UNITED STATES DISTRICT COURT CENTRAL DISTRICT OF ILLINOIS
August 24, 2006
DAVID TAYLOR, PLAINTIFF,
FRED SINKHORN AND THOMAS BOESDORFER,*FN1 DEFENDANTS.
The opinion of the court was delivered by: Harold A. Baker United States District Judge
Before the Court is the defendants' motion for summary judgment, which is denied for the reasons below.
Summary Judgment Standard
A party moving for summary judgment must show, from the "pleadings, depositions, answers to interrogatories, and admissions on file, together with the affidavits, if any, . . ." that there is no genuine issue of material fact and that the "moving party is entitled to judgment as a matter of law. Outlaw v. Newkirk, 259 F.3d 833, 837 (7th Cir. 2001), citing Celotex Corp. v. Catrett, 477 U.S. 317, 322 (1986);Fed. R. Civ. P.56©. This burden can be satisfied by "'showing'--that is, pointing out to the district court--that there is an absence of evidence to support the nonmoving party's case." Celotex, 477 U.S. at 325. If such a showing is made, the burden shifts to the non-movant to "set forth specific facts showing that there is a genuine issue for trial." Fed. R. Civ. P. 56(e); Outlaw, 259 F.3d at 837. Credibility questions "defeat summary judgment only '[w]here an issue as to a material fact cannot be resolved without observation of the demeanor of witnesses in order to evaluate their credibility.'" Outlaw, 259 F.3d at 838, citing Advisory Committee Notes, 1963 Amendment to Fed. R. Civ. P. 56(e)(other citations omitted).

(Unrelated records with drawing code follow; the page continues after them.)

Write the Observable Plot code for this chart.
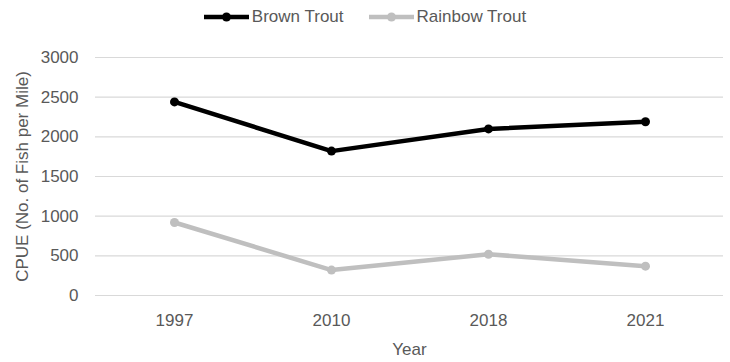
<!DOCTYPE html>
<html>
<head>
<meta charset="utf-8">
<script src="https://cdn.jsdelivr.net/npm/d3@7"></script>
<script src="https://cdn.jsdelivr.net/npm/@observablehq/plot@0.6"></script>
<style>
  html, body { margin: 0; padding: 0; background: #ffffff; }
  #chart { width: 730px; font-family: "Liberation Sans", Arial, sans-serif; color: #595959; }
  #legend { height: 34px; display: flex; justify-content: center; align-items: center; gap: 25px; font-size: 17px; }
  .item { display: flex; align-items: center; }
  .item span { margin-left: 3px; }
  #chart svg { display: block; }
</style>
</head>
<body>
<div id="chart">
  <div id="legend"></div>
</div>
<script>
// Survey years and CPUE (fish per mile) for each species
const years = ["1997", "2010", "2018", "2021"];
const brownTrout = [2440, 1820, 2100, 2190];
const rainbowTrout = [920, 320, 520, 370];

const seriesNames = ["Brown Trout", "Rainbow Trout"];
const seriesColors = ["#000000", "#bfbfbf"];
const yTicks = [0, 500, 1000, 1500, 2000, 2500, 3000];
const yTitle = "CPUE (No. of Fish per Mile)";
const xTitle = "Year";

const seriesValues = [brownTrout, rainbowTrout];
const rows = seriesNames.flatMap((name, s) =>
  years.map((year, i) => ({series: name, year, value: seriesValues[s][i]}))
);

// Legend: line swatch with a marker, then the series name
const legend = document.getElementById("legend");
seriesNames.forEach((name, s) => {
  const item = document.createElement("div");
  item.className = "item";
  item.innerHTML =
    `<svg width="45" height="12"><line x1="0" x2="45" y1="6" y2="6" stroke="${seriesColors[s]}" stroke-width="4.5"/>` +
    `<circle cx="22.5" cy="6" r="4.5" fill="${seriesColors[s]}"/></svg><span>${name}</span>`;
  legend.appendChild(item);
});

const chart = Plot.plot({
  width: 730,
  height: 328,
  marginTop: 23,
  marginBottom: 67,
  marginLeft: 95,
  marginRight: 7,
  style: {fontFamily: "'Liberation Sans', Arial, sans-serif", fontSize: "17px", color: "#595959", background: "#ffffff"},
  x: {type: "point", domain: years, padding: 0.5},
  y: {domain: [0, 3000]},
  color: {domain: seriesNames, range: seriesColors},
  marks: [
    Plot.ruleY(yTicks, {stroke: "#d9d9d9", strokeWidth: 1.2}),
    Plot.axisY({ticks: yTicks, tickFormat: d3.format("d"), tickSize: 0, tickPadding: 17, label: null}),
    Plot.axisX({tickSize: 0, tickPadding: 18, label: null}),
    Plot.line(rows, {x: "year", y: "value", z: "series", stroke: "series", strokeWidth: 4.5}),
    Plot.dot(rows, {x: "year", y: "value", fill: "series", r: 4.5}),
    Plot.text([xTitle], {frameAnchor: "bottom", lineAnchor: "top", dy: 47, fill: "#595959"}),
    Plot.text([yTitle], {frameAnchor: "left", textAnchor: "middle", dx: -73, rotate: -90, fill: "#595959"})
  ]
});
document.getElementById("chart").appendChild(chart);
</script>
</body>
</html>
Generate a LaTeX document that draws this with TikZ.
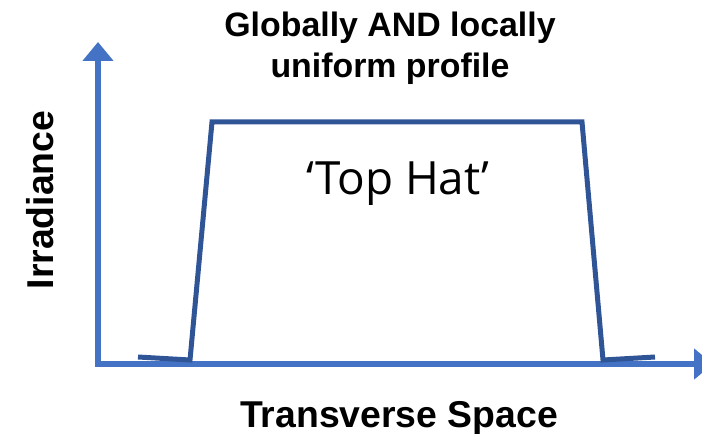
\documentclass[tikz,border=0pt]{standalone}
\usepackage{fontspec}
\setmainfont{Liberation Sans}
\newfontfamily\handfont{Open Sans}
\usetikzlibrary{arrows.meta}
\definecolor{axis-blue}{RGB}{68,114,196}
\definecolor{profile-blue}{RGB}{47,85,151}

\begin{document}
\begin{tikzpicture}[x=1bp, y=-1bp, >={Triangle[width=30bp,length=19bp]},
	   axis/.style={draw=axis-blue, line width=6.5bp},
	   prof/.style={draw=profile-blue, line width=5bp, line join=miter},
	   lbl/.style={font=\bfseries\fontsize{37.5}{44}\selectfont, inner sep=0pt}]
	  \useasboundingbox (0,0) rectangle (702,434);
	  % axes
	  \coordinate (O) at (95,364);
	  \coordinate (Oy) at (98,366);
	  \coordinate (ytip) at (98,42);
	  \coordinate (xtip) at (713,364);
	  \draw[axis, ->] (Oy) -- (ytip);
	  \draw[axis, ->] (O) -- (xtip);
	  % top hat profile
	  \coordinate (lf) at (138,357);
	  \coordinate (l0) at (190,360);
	  \coordinate (tl) at (212,122);
	  \coordinate (tr) at (582,122);
	  \coordinate (r0) at (603,360);
	  \coordinate (rf) at (655,357);
	  \draw[prof] (lf) -- (l0) -- (tl) -- (tr) -- (r0) -- (rf);
	  % labels
	  \node[lbl, font=\bfseries\fontsize{34}{41}\selectfont, align=center, anchor=north] (title) at (390,12) {Globally AND locally\\ uniform profile};
	  \node[lbl, rotate=90] (ylbl) at (40,200) {Irradiance};
	  \node[lbl, anchor=base] (xlbl) at (399,427) {Transverse Space};
	  \node[inner sep=0pt, anchor=base, font=\handfont\fontsize{46}{52}\selectfont] (hat) at (398,195) {‘Top Hat’};
	\end{tikzpicture}
\end{document}
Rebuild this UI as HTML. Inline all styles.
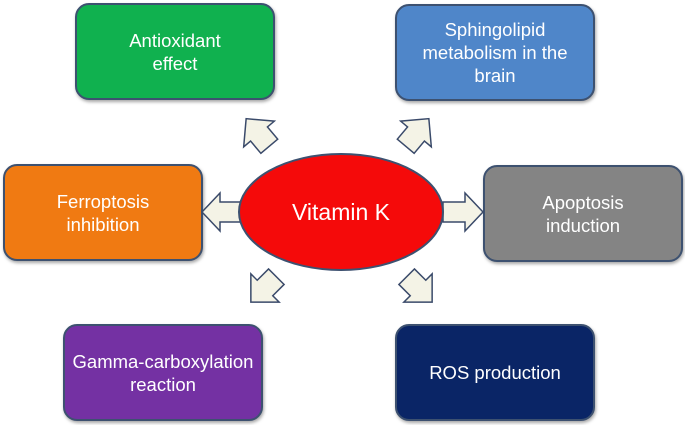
<!DOCTYPE html>
<html><head><meta charset="utf-8"><style>
body{margin:0;width:685px;height:425px;background:#fff;position:relative;overflow:hidden;font-family:"Liberation Sans",sans-serif}
.b{position:absolute;width:196px;height:93px;border:2px solid #3d5170;border-radius:14px;color:#fff;font-size:18.5px;line-height:23px;display:flex;align-items:center;justify-content:center;text-align:center;box-shadow:1px 2px 3px rgba(0,0,0,.35)}
svg{position:absolute;left:0;top:0}
</style></head><body>
<div class="b" style="left:75px;top:3px;background:#10b14f">Antioxidant<br>effect</div>
<div class="b" style="left:395px;top:4px;background:#4f86c9">Sphingolipid<br>metabolism in the<br>brain</div>
<div class="b" style="left:3px;top:164px;background:#f07a12">Ferroptosis<br>inhibition</div>
<div class="b" style="left:483px;top:165px;background:#848484">Apoptosis<br>induction</div>
<div class="b" style="left:63px;top:324px;background:#7431a3">Gamma-carboxylation<br>reaction</div>
<div class="b" style="left:395px;top:324px;background:#0a2566">ROS production</div>
<svg width="685" height="425">
<defs>
<polygon id="ar" points="-20,-10 2,-10 2,-19 20,0 2,19 2,10 -20,10" fill="#f4f3e6" stroke="#3a4a6a" stroke-width="1.5"/>
<polygon id="ad" points="-16,-11 0,-11 0,-20 20,0 0,20 0,11 -16,11" fill="#f4f3e6" stroke="#3a4a6a" stroke-width="1.5"/>
</defs>
<use href="#ar" transform="translate(222,212) rotate(180)"/>
<use href="#ar" transform="translate(463,212)"/>
<use href="#ad" transform="translate(259,134) rotate(-130)"/>
<use href="#ad" transform="translate(416,134) rotate(-50)"/>
<use href="#ad" transform="translate(265,288) rotate(135)"/>
<use href="#ad" transform="translate(418,288) rotate(45)"/>
<ellipse cx="341" cy="212" rx="102" ry="58" fill="#f50a0a" stroke="#3d5170" stroke-width="2"/>
<text x="341" y="220" text-anchor="middle" fill="#fff" font-size="23" font-family="Liberation Sans,sans-serif">Vitamin K</text>
</svg>
</body></html>
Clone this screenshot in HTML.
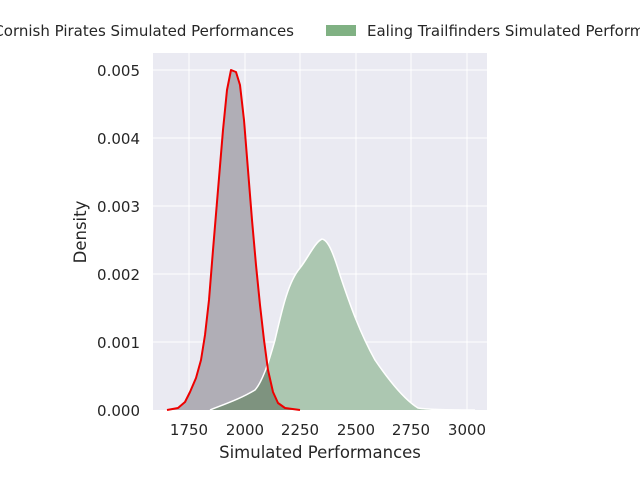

In determining whether factual issues exist, the court must view all the evidence in the light most favorable to the non-moving party. Beraha v. Baxter Health Corp., 956 F.2d 1436, 1440 (7th Cir. 1992). The question is " . . . whether a fair-minded jury could return a verdict for the plaintiff on the evidence presented." Anderson v. Liberty Lobby, Inc., 477 U.S. 242, 252 (1986).
1. The plaintiff was incarcerated at Logan Correctional Center at all relevant times.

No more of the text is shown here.